Author: Michael Hunter Publisher: Routledge ISBN: 1317027876 Category : History Languages : en Pages : 242
Book Description
This book is about a single image - the frontispiece to Thomas Sprat’s History of the Royal-Society of London (1667). Designed by John Evelyn, and etched by Wenceslaus Hollar, it is arguably the best-known representation of seventeenth-century English science. The use of such plates to celebrate and legitimise the ‘new’ science of the period falls into a tradition that was well-established both in Britain and in Europe more generally, and which has increasingly attract attention from historians. Nevertheless, there are many questions to be asked about it and how it came into being. Was it an original composition by Evelyn, or is it based on earlier exemplars? Can all the scientific instruments, books and other objects that appear in it be identified, and what significance should be attached to their inclusion? Above all, how did the plate come to be designed in the first place, and what is its true relationship with Sprat’s book?

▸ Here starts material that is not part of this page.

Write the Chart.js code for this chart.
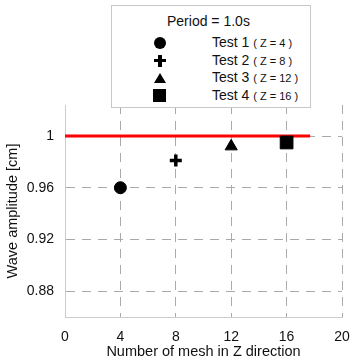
<!DOCTYPE html>
<html>
<head>
<meta charset="utf-8">
<script src="https://cdn.jsdelivr.net/npm/chart.js@4"></script>
<style>
  html, body { margin: 0; padding: 0; background: #fff; }
  #wrap { position: relative; width: 352px; height: 363px; font-family: "Liberation Sans", Arial, sans-serif; color: #111; }
  #legend { position: absolute; left: 111px; top: 5px; width: 198px; height: 101px; border: 1px solid #c8c8c8; background: #fff; }
  #legend .title { position: absolute; left: 55px; top: 7px; font-size: 14px; }
  #legend .row { position: absolute; left: 0; height: 18px; width: 100%; }
  #legend .mk { position: absolute; left: 41px; top: 2px; width: 14px; height: 14px; }
  #legend .txt { position: absolute; left: 100px; top: 0; font-size: 14px; white-space: nowrap; }
  #legend .txt small { font-size: 11px; }
</style>
</head>
<body>
<div id="wrap">
  <canvas id="myChart" width="352" height="363"></canvas>
  <div id="legend"></div>
</div>
<script>
// Data
const meshCounts = [4, 8, 12, 16];
const amplitudes = [0.96, 0.981, 0.992, 0.995];
const testNames = ['Test 1', 'Test 2', 'Test 3', 'Test 4'];
const zLabels = ['( Z = 4 )', '( Z = 8 )', '( Z = 12 )', '( Z = 16 )'];
const pointStyles = ['circle', 'cross', 'triangle', 'rect'];
const pointSizes = [6, 6, 7, 9];
const refX = [0, 17.7];
const refY = [1, 1];
const xTicks = [0, 4, 8, 12, 16, 20];
const yTicks = [0.88, 0.92, 0.96, 1];

const ctx = document.getElementById('myChart').getContext('2d');
const font = { family: 'Liberation Sans', size: 14 };

const markerSets = meshCounts.map((x, i) => ({
  label: testNames[i],
  data: [{ x, y: amplitudes[i] }],
  pointStyle: pointStyles[i],
  pointRadius: pointSizes[i],
  pointBackgroundColor: '#000',
  pointBorderColor: '#000',
  pointBorderWidth: pointStyles[i] === 'cross' ? 3.5 : 1,
  showLine: false,
  order: 0
}));

new Chart(ctx, {
  type: 'scatter',
  data: {
    datasets: [
      ...markerSets,
      {
        label: 'Reference',
        data: refX.map((x, i) => ({ x, y: refY[i] })),
        showLine: true,
        borderColor: '#f00',
        borderWidth: 3,
        pointRadius: 0,
        order: 1
      }
    ]
  },
  options: {
    responsive: false,
    animation: false,
    layout: { padding: { top: 105, right: 10, left: 0, bottom: 0 } },
    plugins: {
      legend: { display: false },
      tooltip: { enabled: false }
    },
    scales: {
      x: {
        type: 'linear',
        min: 0,
        max: 20,
        afterBuildTicks: s => { s.ticks = xTicks.map(v => ({ value: v })); },
        afterFit: s => { s.height = 46; s.paddingLeft = 0; s.paddingRight = 0; },
        ticks: { color: '#111', padding: 12, font, maxRotation: 0 },
        grid: { color: '#aaa', drawTicks: false },
        border: { color: '#ccc', dash: [9, 7] },
        title: { display: true, text: 'Number of mesh in Z direction', color: '#111', padding: { top: 0, bottom: 2 }, font: { family: 'Liberation Sans', size: 14.5 } }
      },
      y: {
        min: 0.86,
        max: 1.024,
        afterBuildTicks: s => { s.ticks = yTicks.map(v => ({ value: v })); },
        afterFit: s => { s.width = 65; s.paddingTop = 0; s.paddingBottom = 0; },
        ticks: { color: '#111', padding: 11, font, callback: v => String(v) },
        grid: { color: '#aaa', drawTicks: false },
        border: { color: '#ccc', dash: [9, 7] },
        title: { display: true, text: 'Wave amplitude [cm]', color: '#111', padding: { top: 4, bottom: 0 }, font: { family: 'Liberation Sans', size: 14.5 } }
      }
    }
  },
  plugins: [{
    // solid axis lines, dashed grid
    id: 'dashGrid',
    beforeDatasetsDraw(chart) {
      const { ctx, chartArea: a } = chart;
      ctx.save();
      ctx.strokeStyle = '#ccc';
      ctx.lineWidth = 1;
      ctx.setLineDash([]);
      ctx.beginPath();
      ctx.moveTo(a.left + 0.5, a.top);
      ctx.lineTo(a.left + 0.5, a.bottom + 0.5);
      ctx.lineTo(a.right, a.bottom + 0.5);
      ctx.stroke();
      ctx.restore();
    }
  }]
});

// Legend box
const legend = document.getElementById('legend');
legend.innerHTML = '<div class="title">Period = 1.0s</div>' + testNames.map((name, i) => {
  let mk;
  if (pointStyles[i] === 'circle') mk = '<div class="mk"><div style="position:absolute;left:1px;top:1px;width:12px;height:12px;border-radius:50%;background:#000"></div></div>';
  else if (pointStyles[i] === 'cross') mk = '<div class="mk"><div style="position:absolute;left:1px;top:5px;width:12px;height:3.5px;background:#000"></div><div style="position:absolute;left:5.3px;top:1px;width:3.5px;height:12px;background:#000"></div></div>';
  else if (pointStyles[i] === 'triangle') mk = '<div class="mk"><div style="position:absolute;left:1px;top:2px;width:0;height:0;border-left:6px solid transparent;border-right:6px solid transparent;border-bottom:10px solid #000"></div></div>';
  else mk = '<div class="mk"><div style="position:absolute;left:0;top:0;width:13px;height:13px;background:#000"></div></div>';
  return '<div class="row" style="top:' + (28 + i * 17.7) + 'px">' + mk + '<div class="txt">' + name + ' <small>' + zLabels[i] + '</small></div></div>';
}).join('');
</script>
</body>
</html>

In order to assess such issues, this study provides a full analysis of Evelyn’s image in its Royal Society setting and the wider world of early-modern science. The book first considers the overall iconography of the image and its message concerning Evelyn’s conception of the society’s role, before moving on to examine the myriad of details included in the plate and their significance. It concludes by considering the print’s history after publication, including the extent to which Evelyn used copies to exemplify the combination of technological and artistic accomplishment to which he believed the society should aspire.